Unlimited government does not always arrive through a dramatic military coup. In the twentieth and twenty-first centuries, some of the most consequential transitions happened gradually. A government weakens accountability institutions, tightens control over the civil service, purges perceived opponents, defies or sidelines court rulings, and circumvents legislative authority. Each step may seem incremental. Taken together, they hollow out democratic institutions until the formal structures remain but no longer function as real constraints on executive power.
This pattern is why political scientists distinguish between the existence of democratic institutions and the quality of democracy. A country can hold elections, maintain a legislature, and operate courts while still concentrating effective power in a single leader or party. The key question is always the same one: can any institution actually say no to the person at the top, and make that no stick?
Unlimited government does not just affect political freedoms; it reshapes entire economies. When the state faces no legal constraints, property rights become conditional on the ruler’s favor. Businesses can be seized, contracts voided, and regulations changed overnight without warning or recourse. Foreign investors notice, and capital flows to countries where the rules are more predictable.
Corruption becomes structural rather than incidental. Without independent courts, a free press, or legislative oversight, officials at every level can extract bribes and direct public resources to themselves or their allies without consequence. The economy serves the regime’s political needs rather than the population’s welfare. State-directed industries may prioritize projects that benefit the ruling elite or the military over basic services, infrastructure, or consumer goods.
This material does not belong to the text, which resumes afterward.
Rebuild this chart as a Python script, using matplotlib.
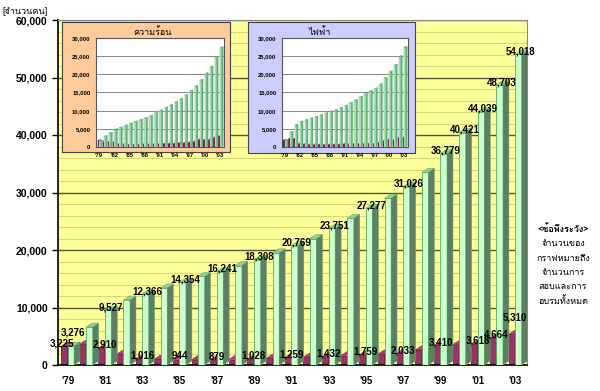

The human cost is measurable. Countries ranked lowest on global freedom indexes consistently show weaker economic performance per capita, higher inequality, and greater dependence on resource extraction rather than diversified economic activity. The exceptions prove the rule: a handful of authoritarian states have achieved economic growth by allowing market activity within limits the regime defines, but even those countries face long-term instability because investment depends on the continued goodwill of leaders who could reverse course at any moment.
Freedom House’s 2025 assessment rated 59 countries and 8 territories as “Not Free,” its lowest category for political rights and civil liberties. The worst performers included Syria, South Sudan, Turkmenistan, Myanmar, Eritrea, and North Korea, all scoring in the single digits on a 100-point scale. These are not relics of another era. Unlimited government remains a current and widespread reality.
What has changed is the toolkit. Today’s authoritarian regimes use digital surveillance, social media manipulation, transnational repression of diaspora communities, and sophisticated legal mechanisms to maintain control in ways that earlier dictatorships could not have imagined. They also cooperate with each other, sharing techniques and technology for monitoring and suppressing dissent across borders.5Congress.gov. Global Trends in Democracy and Authoritarianism
The line between limited and unlimited government is not as bright as textbooks sometimes suggest. Countries move in both directions. Democracies can erode into soft authoritarianism through institutional decay, and authoritarian states occasionally liberalize under internal or external pressure. The core features described here, concentration of power, absence of checks, suppression of rights, and control of information, are not a checklist where a country either has all of them or none. They exist on a spectrum, and recognizing them early is the most reliable way to tell which direction a country is heading.